■ **GOAL**: Repeat the listing that follows, character for character, minus the pictures.

■ **DATA BLOCK**:
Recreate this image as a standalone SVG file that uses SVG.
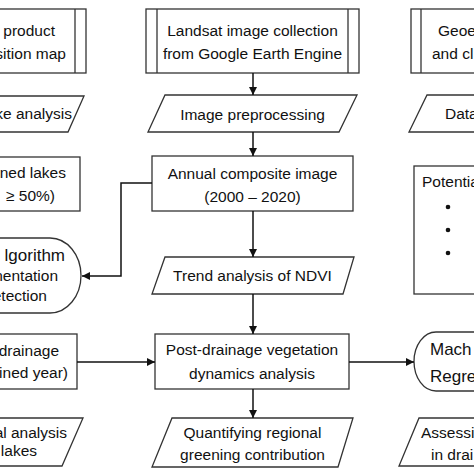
<svg xmlns="http://www.w3.org/2000/svg" width="474" height="474" viewBox="0 0 474 474">
<defs>
<marker id="ah" viewBox="0 0 10 10" refX="10" refY="5" markerWidth="8" markerHeight="8" markerUnits="userSpaceOnUse" orient="auto">
<path d="M0,0 L10,5 L0,10 Z" fill="#111"/>
</marker>
<style>
.s{fill:#fff;stroke:#333;stroke-width:1.3}
.c{fill:none;stroke:#111;stroke-width:1.5;marker-end:url(#ah)}
text{font-family:"Liberation Sans",Arial,sans-serif;font-size:15.5px;fill:#111}
.m{text-anchor:middle}
.e{text-anchor:end}
.b{font-size:17px}
</style>
</defs>
<rect width="474" height="474" fill="#fff"/>

<g id="lake-product">
<rect class="s" x="-40" y="9" width="126" height="64"/>
<line class="s" x1="75" y1="9" x2="75" y2="73"/>
<text class="e" x="55" y="36">product</text>
<text class="e" x="66" y="59">sition map</text>
</g>
<g id="landsat">
<rect class="s" x="146" y="9" width="213" height="64"/>
<line class="s" x1="157" y1="9" x2="157" y2="73"/>
<line class="s" x1="348" y1="9" x2="348" y2="73"/>
<text class="m" x="252.5" y="36">Landsat image collection</text>
<text class="m" x="252.5" y="59">from Google Earth Engine</text>
</g>
<g id="geo">
<rect class="s" x="411" y="9" width="100" height="64"/>
<line class="s" x1="421" y1="9" x2="421" y2="73"/>
<text x="438" y="36">Geoe</text>
<text x="432" y="58.5">and cl</text>
</g>

<g id="lake-analysis">
<polygon class="s" points="-40,96 84,96 68,132 -40,132"/>
<text class="e" x="72" y="119">ke analysis</text>
</g>
<g id="preprocessing">
<polygon class="s" points="165,95 357,95 339,132 148,132"/>
<text class="m" x="252.5" y="119.5">Image preprocessing</text>
</g>
<g id="data">
<polygon class="s" points="427,95 520,95 520,132 409,132"/>
<text x="445" y="119">Data</text>
</g>

<g id="drained-lakes">
<rect class="s" x="-40" y="157" width="120" height="54"/>
<text class="e" x="66" y="178">ned lakes</text>
<text class="e" x="55" y="201">≥ 50%)</text>
</g>
<g id="annual">
<rect class="s" x="152" y="156" width="201" height="55"/>
<text class="m" x="252.5" y="179">Annual composite image</text>
<text class="m" x="252.5" y="202">(2000 – 2020)</text>
</g>
<g id="potential">
<rect class="s" x="414" y="166" width="100" height="128"/>
<text x="422" y="187">Potentia</text>
<circle cx="448" cy="207" r="2.3" fill="#111"/>
<circle cx="448" cy="230" r="2.3" fill="#111"/>
<circle cx="448" cy="253" r="2.3" fill="#111"/>
</g>

<g id="algorithm">
<path class="s" d="M-60,238 H50 A31,37.5 0 0 1 50,313 H-60 Z"/>
<text class="e b" x="65" y="261">lgorithm</text>
<text class="e" x="58" y="281">nentation</text>
<text class="e" x="47" y="301">etection</text>
</g>
<g id="trend">
<polygon class="s" points="165,257 354,257 343,294 152,294"/>
<text class="m" x="252.5" y="281">Trend analysis of NDVI</text>
</g>

<g id="drainage-year">
<rect class="s" x="-40" y="334" width="117" height="55"/>
<text class="e" x="59" y="356">drainage</text>
<text class="e" x="68" y="378">ined year)</text>
</g>
<g id="post-drainage">
<rect class="s" x="155" y="334" width="194" height="55"/>
<text class="m" x="252" y="355">Post-drainage vegetation</text>
<text class="m" x="252" y="379">dynamics analysis</text>
</g>
<g id="machine">
<path class="s" d="M520,332 H436 A22,29.5 0 0 0 436,391 H520 Z"/>
<text class="b" x="430" y="355">Mach</text>
<text class="b" x="430" y="381.5">Regre</text>
</g>

<g id="spatial">
<polygon class="s" points="-40,418 83,418 62,466 -40,466"/>
<text class="e" x="67" y="438">al analysis</text>
<text class="e" x="37" y="456">lakes</text>
</g>
<g id="quantifying">
<polygon class="s" points="172,418 353,418 338,467 152,467"/>
<text class="m" x="252.5" y="438">Quantifying regional</text>
<text class="m" x="252.5" y="459.5">greening contribution</text>
</g>
<g id="assessing">
<polygon class="s" points="419,418 520,418 520,466 399,466"/>
<text x="421" y="438">Assessi</text>
<text x="431" y="460">in drai</text>
</g>

<g id="connectors">
<path class="c" d="M253,73 V95"/>
<path class="c" d="M253,132 V156"/>
<path class="c" d="M253,211 V257"/>
<path class="c" d="M152,183 H121 V276 H82"/>
<path class="c" d="M253,294 V334"/>
<path class="c" d="M77,362 H155"/>
<path class="c" d="M349,362 H414"/>
<path class="c" d="M253,389 V418"/>
</g>
</svg>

■ **EXERCISE RESULT**:
Recreate this image as a standalone SVG file that uses SVG.
<svg xmlns="http://www.w3.org/2000/svg" width="474" height="474" viewBox="0 0 474 474">
<defs>
<marker id="ah" viewBox="0 0 10 10" refX="10" refY="5" markerWidth="8" markerHeight="8" markerUnits="userSpaceOnUse" orient="auto">
<path d="M0,0 L10,5 L0,10 Z" fill="#111"/>
</marker>
<style>
.s{fill:#fff;stroke:#333;stroke-width:1.3}
.c{fill:none;stroke:#111;stroke-width:1.5;marker-end:url(#ah)}
text{font-family:"Liberation Sans",Arial,sans-serif;font-size:15.5px;fill:#111}
.m{text-anchor:middle}
.e{text-anchor:end}
.b{font-size:17px}
</style>
</defs>
<rect width="474" height="474" fill="#fff"/>

<g id="lake-product">
<rect class="s" x="-40" y="9" width="126" height="64"/>
<line class="s" x1="75" y1="9" x2="75" y2="73"/>
<text class="e" x="55" y="36">product</text>
<text class="e" x="66" y="59">sition map</text>
</g>
<g id="landsat">
<rect class="s" x="146" y="9" width="213" height="64"/>
<line class="s" x1="157" y1="9" x2="157" y2="73"/>
<line class="s" x1="348" y1="9" x2="348" y2="73"/>
<text class="m" x="252.5" y="36">Landsat image collection</text>
<text class="m" x="252.5" y="59">from Google Earth Engine</text>
</g>
<g id="geo">
<rect class="s" x="411" y="9" width="100" height="64"/>
<line class="s" x1="421" y1="9" x2="421" y2="73"/>
<text x="438" y="36">Geoe</text>
<text x="432" y="58.5">and cl</text>
</g>

<g id="lake-analysis">
<polygon class="s" points="-40,96 84,96 68,132 -40,132"/>
<text class="e" x="72" y="119">ke analysis</text>
</g>
<g id="preprocessing">
<polygon class="s" points="165,95 357,95 339,132 148,132"/>
<text class="m" x="252.5" y="119.5">Image preprocessing</text>
</g>
<g id="data">
<polygon class="s" points="427,95 520,95 520,132 409,132"/>
<text x="445" y="119">Data</text>
</g>

<g id="drained-lakes">
<rect class="s" x="-40" y="157" width="120" height="54"/>
<text class="e" x="66" y="178">ned lakes</text>
<text class="e" x="55" y="201">≥ 50%)</text>
</g>
<g id="annual">
<rect class="s" x="152" y="156" width="201" height="55"/>
<text class="m" x="252.5" y="179">Annual composite image</text>
<text class="m" x="252.5" y="202">(2000 – 2020)</text>
</g>
<g id="potential">
<rect class="s" x="414" y="166" width="100" height="128"/>
<text x="422" y="187">Potentia</text>
<circle cx="448" cy="207" r="2.3" fill="#111"/>
<circle cx="448" cy="230" r="2.3" fill="#111"/>
<circle cx="448" cy="253" r="2.3" fill="#111"/>
</g>

<g id="algorithm">
<path class="s" d="M-60,238 H50 A31,37.5 0 0 1 50,313 H-60 Z"/>
<text class="e b" x="65" y="261">lgorithm</text>
<text class="e" x="58" y="281">nentation</text>
<text class="e" x="47" y="301">etection</text>
</g>
<g id="trend">
<polygon class="s" points="165,257 354,257 343,294 152,294"/>
<text class="m" x="252.5" y="281">Trend analysis of NDVI</text>
</g>

<g id="drainage-year">
<rect class="s" x="-40" y="334" width="117" height="55"/>
<text class="e" x="59" y="356">drainage</text>
<text class="e" x="68" y="378">ined year)</text>
</g>
<g id="post-drainage">
<rect class="s" x="155" y="334" width="194" height="55"/>
<text class="m" x="252" y="355">Post-drainage vegetation</text>
<text class="m" x="252" y="379">dynamics analysis</text>
</g>
<g id="machine">
<path class="s" d="M520,332 H436 A22,29.5 0 0 0 436,391 H520 Z"/>
<text class="b" x="430" y="355">Mach</text>
<text class="b" x="430" y="381.5">Regre</text>
</g>

<g id="spatial">
<polygon class="s" points="-40,418 83,418 62,466 -40,466"/>
<text class="e" x="67" y="438">al analysis</text>
<text class="e" x="37" y="456">lakes</text>
</g>
<g id="quantifying">
<polygon class="s" points="172,418 353,418 338,467 152,467"/>
<text class="m" x="252.5" y="438">Quantifying regional</text>
<text class="m" x="252.5" y="459.5">greening contribution</text>
</g>
<g id="assessing">
<polygon class="s" points="419,418 520,418 520,466 399,466"/>
<text x="421" y="438">Assessi</text>
<text x="431" y="460">in drai</text>
</g>

<g id="connectors">
<path class="c" d="M253,73 V95"/>
<path class="c" d="M253,132 V156"/>
<path class="c" d="M253,211 V257"/>
<path class="c" d="M152,183 H121 V276 H82"/>
<path class="c" d="M253,294 V334"/>
<path class="c" d="M77,362 H155"/>
<path class="c" d="M349,362 H414"/>
<path class="c" d="M253,389 V418"/>
</g>
</svg>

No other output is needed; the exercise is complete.